The answer to whether a standard shock absorber can lift a truck is no. Shock absorbers are frequently misunderstood as devices that bear the vehicle’s weight, but their function is different. They are passive components designed to manage suspension motion, not to support the static load of the truck’s chassis and cab. Attempting to use a longer shock absorber to gain lift will not work and can damage components by causing them to bind or overextend. Ride height is determined by the springs and other load-bearing structures.
The Function of Shock Absorbers
A shock absorber’s primary role is to dampen the oscillations of the spring. Without this dampening, the truck would bounce uncontrollably after hitting a bump, creating an unstable and unsafe driving experience. Shocks operate by converting the kinetic energy of the suspension’s movement into thermal energy, which is dissipated as heat. This conversion is why a shock absorber will feel warm after driving over rough terrain.
Inside the shock body, hydraulic fluid is forced through small orifices and valves as the piston moves. The resistance created by this fluid flow provides the damping force, which is velocity-sensitive—meaning the faster the suspension moves, the more resistance the shock provides. This design makes the shock a dynamic control device, working only when the suspension is in motion. It is not engineered to handle the constant, static weight of the vehicle. By controlling the spring’s movement, shocks ensure the tires maintain consistent contact with the road surface, necessary for safe steering and braking.
Components That Determine Ride Height
The components that bear the weight of the truck and establish its ride height are the springs. These can take several forms, including coil springs, leaf springs, or torsion bars, depending on the truck’s design. These components are static load-bearing elements, holding the vehicle at a fixed height even when it is still.
Coil springs, found on many independent front suspensions and rear solid axles, are coiled steel bars that compress and rebound, storing and releasing energy to absorb impacts. Leaf springs, common on the rear axles of many trucks, are stacks of curved metal strips that function similarly to a beam spring. Torsion bars, used in some front suspension systems, are long bars anchored at one end that twist to resist vertical motion, using the stiffness of the steel to support the load. These springs are under constant load, and their stiffness and height directly set the truck’s unladen ride height.
Methods for Safely Lifting a Truck
Since springs determine ride height, any safe lifting method must involve modifying or replacing these load-bearing components. One straightforward method is a body lift, which raises the cab and bed off the frame using spacers placed between the body and the chassis mounts. Body lifts are typically limited to 2 to 3 inches and do not change the suspension geometry or increase ground clearance under the axles.
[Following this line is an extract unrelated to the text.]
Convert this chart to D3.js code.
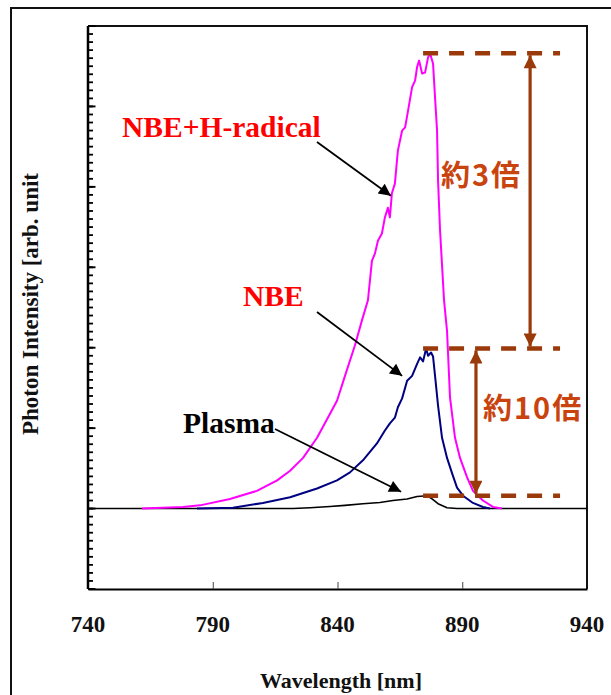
<!DOCTYPE html>
<html>
<head>
<meta charset="utf-8">
<script src="https://cdn.jsdelivr.net/npm/d3@7"></script>
<style>
  body { margin: 0; background: #fff; }
  text { font-family: "Liberation Serif", "Times New Roman", serif; font-weight: bold; }
</style>
</head>
<body>
<svg id="chart" width="611" height="695"></svg>
<script>
// 軸
const xTickLabels = [740, 790, 840, 890, 940];
const xTickMarks = [790, 840, 890];
const yMajor = d3.range(-1, 7);
const yMinor = d3.range(-10, 61).map(i => i / 10);

// スペクトル [wavelength nm, intensity arb.]
const nbeH = [
  [761.6, 0], [778.1, 0.02], [784.9, 0.04], [796.9, 0.12], [807.7, 0.22], [815.8, 0.35],
  [821.0, 0.47], [826.2, 0.63], [831.8, 0.88], [837.0, 1.18], [839.8, 1.34], [843.0, 1.65],
  [847.0, 2.03], [849.8, 2.34], [852.2, 2.59], [853.8, 3.08], [855.0, 3.17], [856.2, 3.33],
  [857.8, 3.42], [859.0, 3.62], [860.2, 3.74], [861.0, 3.62], [861.8, 3.92], [863.0, 4.04],
  [864.2, 4.45], [865.9, 4.70], [867.1, 4.74], [868.3, 4.95], [869.9, 5.24], [871.1, 5.32],
  [871.9, 5.49], [872.7, 5.57], [873.9, 5.41], [875.1, 5.42], [876.3, 5.61], [877.1, 5.66],
  [878.3, 5.53], [879.1, 5.11], [879.9, 4.70], [880.3, 4.08], [881.1, 3.46], [882.7, 2.59],
  [883.9, 2.21], [885.1, 1.38], [887.1, 0.88], [889.1, 0.63], [891.9, 0.39], [894.3, 0.22],
  [898.3, 0.10], [902.3, 0.02], [905.9, 0]
];
const nbe = [
  [783.7, 0], [798.1, 0.01], [810.1, 0.07], [821.0, 0.14], [831.8, 0.25], [839.8, 0.35],
  [845.0, 0.45], [850.2, 0.60], [855.8, 0.81], [859.0, 0.97], [861.0, 1.06], [863.0, 1.13],
  [864.2, 1.26], [865.9, 1.37], [867.9, 1.59], [869.9, 1.65], [871.9, 1.80], [873.1, 1.88],
  [874.3, 1.83], [875.5, 1.99], [876.3, 1.90], [877.5, 1.94], [878.3, 1.89], [879.1, 1.65],
  [880.3, 1.28], [881.9, 0.88], [883.9, 0.63], [885.9, 0.44], [887.9, 0.26], [890.3, 0.16],
  [894.3, 0.07], [898.3, 0.02], [901.1, 0]
];
const plasma = [
  [740, 0], [822.2, 0], [829.0, 0.01], [837.0, 0.025], [843.0, 0.04], [850.2, 0.06],
  [857.0, 0.075], [862.2, 0.10], [867.9, 0.12], [871.9, 0.15], [875.9, 0.16], [877.9, 0.12],
  [880.3, 0.06], [883.9, 0.01], [887.9, 0], [940, 0]
];

const svg = d3.select("#chart");
const x = d3.scaleLinear().domain([740, 940]).range([88, 587]);
const y = d3.scaleLinear().domain([-1, 6]).range([589, 26]);

// 外枠
svg.append("rect").attr("x", 11).attr("y", 8).attr("width", 640).attr("height", 720)
  .attr("fill", "none").attr("stroke", "#111").attr("stroke-width", 2);

// プロット枠（上・右）
svg.append("path")
  .attr("d", `M${x(740)},${y(6)}H${x(940)}V${y(-1)}`)
  .attr("fill", "none").attr("stroke", "#111").attr("stroke-width", 2);

// y軸 小目盛・大目盛（内向き）
const yTicks = svg.append("g").attr("class", "y-ticks");
yTicks.selectAll("line.minor").data(yMinor).enter().append("line")
  .attr("class", "minor")
  .attr("x1", x(740)).attr("x2", x(740) + 5)
  .attr("y1", d => y(d)).attr("y2", d => y(d))
  .attr("stroke", "#000").attr("stroke-width", 1.8);
yTicks.selectAll("line.major").data(yMajor).enter().append("line")
  .attr("class", "major")
  .attr("x1", x(740)).attr("x2", x(740) + 7.5)
  .attr("y1", d => y(d)).attr("y2", d => y(d))
  .attr("stroke", "#000").attr("stroke-width", 1.9);
yTicks.append("line")
  .attr("x1", x(740)).attr("x2", x(740)).attr("y1", y(6)).attr("y2", y(-1))
  .attr("stroke", "#000").attr("stroke-width", 2.5);

// x軸
const xAxisG = svg.append("g").attr("transform", `translate(0,${y(-1)})`);
xAxisG.call(d3.axisTop(x).tickValues(xTickMarks).tickSize(7).tickFormat("").tickSizeOuter(0));
xAxisG.selectAll(".domain").attr("stroke", "#000").attr("stroke-width", 2);
xAxisG.selectAll(".tick line").attr("stroke", "#444").attr("stroke-width", 1);

svg.append("g").selectAll("text").data(xTickLabels).enter().append("text")
  .attr("x", d => x(d)).attr("y", 632)
  .attr("text-anchor", "middle").attr("font-size", 23).attr("fill", "#111")
  .text(d => d);

svg.append("text").attr("x", 341).attr("y", 688).attr("text-anchor", "middle")
  .attr("font-size", 22).attr("fill", "#111").text("Wavelength [nm]");

// y軸ラベル（上端が切れている）
svg.append("clipPath").attr("id", "ylabclip").append("rect")
  .attr("x", 0).attr("y", 173).attr("width", 80).attr("height", 400);
svg.append("g").attr("clip-path", "url(#ylabclip)")
  .append("text").attr("transform", "translate(38,435) rotate(-90)")
  .attr("font-size", 23).attr("fill", "#111").text("Photon Intensity [arb. unit]");

// スペクトル
const line = d3.line().x(d => x(d[0])).y(d => y(d[1]));
const series = [
  { data: plasma, color: "#000000", width: 1.6 },
  { data: nbe, color: "#000080", width: 2 },
  { data: nbeH, color: "#ff00ff", width: 2 }
];
svg.append("g").selectAll("path").data(series).enter().append("path")
  .attr("d", d => line(d.data))
  .attr("fill", "none").attr("stroke", d => d.color).attr("stroke-width", d => d.width)
  .attr("stroke-linejoin", "round");

// 矢印マーカー
const defs = svg.append("defs");
defs.append("marker").attr("id", "blackHead")
  .attr("markerUnits", "userSpaceOnUse").attr("viewBox", "0 -5 10 10")
  .attr("refX", 10).attr("refY", 0).attr("markerWidth", 15).attr("markerHeight", 12)
  .attr("orient", "auto")
  .append("path").attr("d", "M0,-5L10,0L0,5Z").attr("fill", "#000");
defs.append("marker").attr("id", "brownHead")
  .attr("markerUnits", "userSpaceOnUse").attr("viewBox", "0 -5 10 10")
  .attr("refX", 10).attr("refY", 0).attr("markerWidth", 17).attr("markerHeight", 13)
  .attr("orient", "auto-start-reverse")
  .append("path").attr("d", "M0,-5L10,0L0,5Z").attr("fill", "#9a3a0a");

// ラベルと矢印
const labels = [
  { text: "NBE+H-radical", color: "#ff0000", x: 122, y: 137, from: [317, 142], to: [861.4, 3.89] },
  { text: "NBE", color: "#ff0000", x: 243, y: 306, from: [317, 312], to: [865.9, 1.65] },
  { text: "Plasma", color: "#000000", x: 183, y: 433, from: [275, 429], to: [865.5, 0.21] }
];
svg.append("g").selectAll("line").data(labels).enter().append("line")
  .attr("x1", d => d.from[0]).attr("y1", d => d.from[1])
  .attr("x2", d => x(d.to[0])).attr("y2", d => y(d.to[1]))
  .attr("stroke", "#000").attr("stroke-width", 1.8).attr("marker-end", "url(#blackHead)");
svg.append("g").selectAll("text").data(labels).enter().append("text")
  .attr("x", d => d.x).attr("y", d => d.y)
  .attr("font-size", 29.5).attr("fill", d => d.color).text(d => d.text);

// 倍率の注記
const peaks = [nbeH, nbe, plasma].map(s => d3.max(s, d => d[1]));
const brown = "#9a3a0a";
svg.append("g").selectAll("line").data(peaks).enter().append("line")
  .attr("x1", x(874.3)).attr("x2", x(929.2))
  .attr("y1", d => y(d)).attr("y2", d => y(d))
  .attr("stroke", brown).attr("stroke-width", 4.5).attr("stroke-dasharray", "15 11");

const ratios = [
  { top: peaks[0], bottom: peaks[1], ax: 917.2, text: "約3倍", tx: -8, ty: 186, anchor: "end" },
  { top: peaks[1], bottom: peaks[2], ax: 895.5, text: "約10倍", tx: 7, ty: 419, anchor: "start" }
];
svg.append("g").selectAll("line").data(ratios).enter().append("line")
  .attr("x1", d => x(d.ax)).attr("x2", d => x(d.ax))
  .attr("y1", d => y(d.top) + 2).attr("y2", d => y(d.bottom) - 2)
  .attr("stroke", brown).attr("stroke-width", 3.2)
  .attr("marker-start", "url(#brownHead)").attr("marker-end", "url(#brownHead)");
svg.append("g").selectAll("text").data(ratios).enter().append("text")
  .attr("x", d => x(d.ax) + d.tx).attr("y", d => d.ty)
  .attr("text-anchor", d => d.anchor)
  .style("font-family", '"Noto Sans CJK JP", sans-serif')
  .style("letter-spacing", "2px")
  .attr("font-size", 29).attr("fill", "#c9430f").text(d => d.text);
</script>
</body>
</html>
Suspension lift kits are the preferred method for increasing ground clearance, as they raise the chassis and frame away from the axles. This is achieved by replacing factory springs with taller, often stiffer, coil springs or by installing coil spacers above or below the existing coils. For the rear, this often means installing a block between the leaf spring pack and the axle, or replacing the entire leaf pack with a taller one. Trucks with a strut-style front suspension, where the shock absorber is integrated with the coil spring (a “coilover” assembly), use a strut spacer placed on top of the assembly to achieve lift.
In all suspension lifts, the existing shock absorbers must be replaced with longer units or fitted with extensions to accommodate the increased ride height. The longer shocks do not provide the lift; they are necessary to prevent the suspension from overextending and damaging components or mounts. An exception is an integrated system like an adjustable coilover (a shock and a spring in one unit), or an air shock/bag system, where air pressure supports the load and adjusts the ride height dynamically.